(Entries supplied)
◆ ◆ ◆ ◆
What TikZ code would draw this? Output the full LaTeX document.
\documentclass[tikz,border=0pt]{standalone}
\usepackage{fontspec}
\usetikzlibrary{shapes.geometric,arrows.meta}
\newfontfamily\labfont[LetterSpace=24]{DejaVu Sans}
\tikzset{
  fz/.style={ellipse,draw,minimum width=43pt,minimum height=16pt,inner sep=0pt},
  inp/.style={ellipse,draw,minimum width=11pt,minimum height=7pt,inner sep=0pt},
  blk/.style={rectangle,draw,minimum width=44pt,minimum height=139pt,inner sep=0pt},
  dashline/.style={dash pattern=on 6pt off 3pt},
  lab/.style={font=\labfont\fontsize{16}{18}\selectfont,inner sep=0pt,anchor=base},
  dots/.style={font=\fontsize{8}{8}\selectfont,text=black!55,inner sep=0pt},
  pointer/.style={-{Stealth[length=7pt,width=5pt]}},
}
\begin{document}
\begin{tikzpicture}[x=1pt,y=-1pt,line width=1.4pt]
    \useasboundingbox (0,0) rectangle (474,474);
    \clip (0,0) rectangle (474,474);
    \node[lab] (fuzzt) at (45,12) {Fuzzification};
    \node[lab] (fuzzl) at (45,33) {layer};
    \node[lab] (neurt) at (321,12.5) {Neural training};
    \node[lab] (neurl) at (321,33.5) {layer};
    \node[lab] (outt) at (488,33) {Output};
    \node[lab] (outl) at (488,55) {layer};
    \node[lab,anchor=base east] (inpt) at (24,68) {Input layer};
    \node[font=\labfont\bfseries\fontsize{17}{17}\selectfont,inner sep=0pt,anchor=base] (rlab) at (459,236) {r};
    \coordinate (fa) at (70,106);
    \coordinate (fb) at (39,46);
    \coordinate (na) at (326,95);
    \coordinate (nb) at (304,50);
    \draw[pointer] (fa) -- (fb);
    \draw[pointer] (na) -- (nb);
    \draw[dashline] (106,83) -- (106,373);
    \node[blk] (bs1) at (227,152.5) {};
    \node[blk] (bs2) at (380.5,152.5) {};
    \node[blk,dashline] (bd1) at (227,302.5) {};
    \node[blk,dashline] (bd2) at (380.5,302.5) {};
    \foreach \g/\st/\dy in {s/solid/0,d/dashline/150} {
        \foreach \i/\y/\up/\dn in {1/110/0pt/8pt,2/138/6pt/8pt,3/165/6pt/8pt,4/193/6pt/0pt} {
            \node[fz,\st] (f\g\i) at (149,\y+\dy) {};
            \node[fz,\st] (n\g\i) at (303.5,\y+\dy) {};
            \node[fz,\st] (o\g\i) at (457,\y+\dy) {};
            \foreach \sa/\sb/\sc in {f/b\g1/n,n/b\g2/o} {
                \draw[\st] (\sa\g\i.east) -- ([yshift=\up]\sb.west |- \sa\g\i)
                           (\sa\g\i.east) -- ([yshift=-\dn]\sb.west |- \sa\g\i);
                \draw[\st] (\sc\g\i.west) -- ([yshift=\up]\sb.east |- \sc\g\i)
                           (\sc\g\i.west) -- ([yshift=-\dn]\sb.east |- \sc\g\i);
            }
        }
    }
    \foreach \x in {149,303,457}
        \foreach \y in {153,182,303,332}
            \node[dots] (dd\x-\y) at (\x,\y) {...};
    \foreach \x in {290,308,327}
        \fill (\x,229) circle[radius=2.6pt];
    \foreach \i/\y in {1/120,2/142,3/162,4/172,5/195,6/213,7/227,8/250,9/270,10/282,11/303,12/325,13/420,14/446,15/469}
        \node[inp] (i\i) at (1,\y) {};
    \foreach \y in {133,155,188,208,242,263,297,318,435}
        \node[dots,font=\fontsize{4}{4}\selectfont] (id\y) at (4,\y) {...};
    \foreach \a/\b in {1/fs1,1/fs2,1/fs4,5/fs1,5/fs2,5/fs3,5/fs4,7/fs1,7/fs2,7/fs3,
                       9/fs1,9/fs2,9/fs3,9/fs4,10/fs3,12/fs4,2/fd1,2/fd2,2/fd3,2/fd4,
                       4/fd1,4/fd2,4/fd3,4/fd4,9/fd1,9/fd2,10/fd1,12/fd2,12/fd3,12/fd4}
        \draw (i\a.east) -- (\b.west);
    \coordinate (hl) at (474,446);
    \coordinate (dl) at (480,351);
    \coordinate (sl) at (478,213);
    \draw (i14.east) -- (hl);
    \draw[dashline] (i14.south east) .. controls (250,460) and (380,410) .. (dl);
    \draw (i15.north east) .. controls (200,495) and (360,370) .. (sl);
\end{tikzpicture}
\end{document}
◆ ◆ ◆ ◆
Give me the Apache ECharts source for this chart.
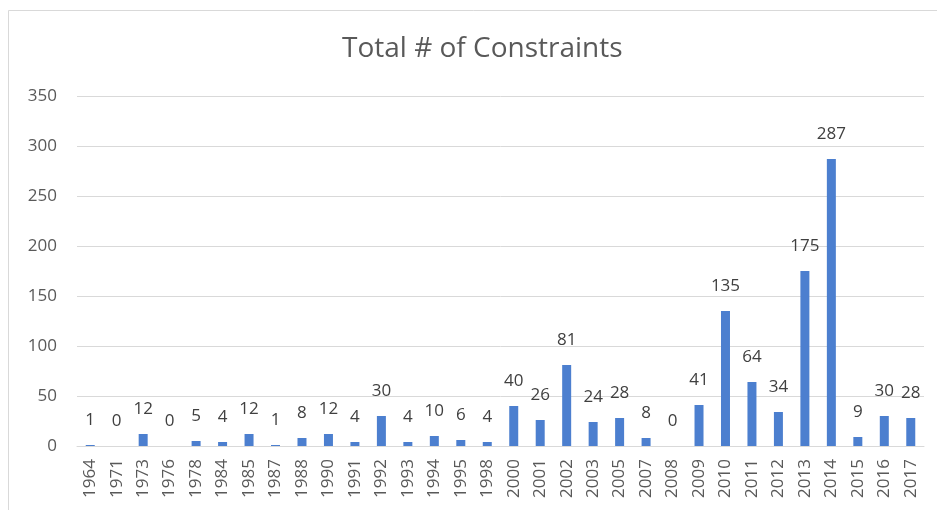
◆ ◆ ◆ ◆
Copy each line of the listing that contains the string "Output".

What TikZ code would draw this? Output the full LaTeX document.
    \node[lab] (outt) at (488,33) {Output};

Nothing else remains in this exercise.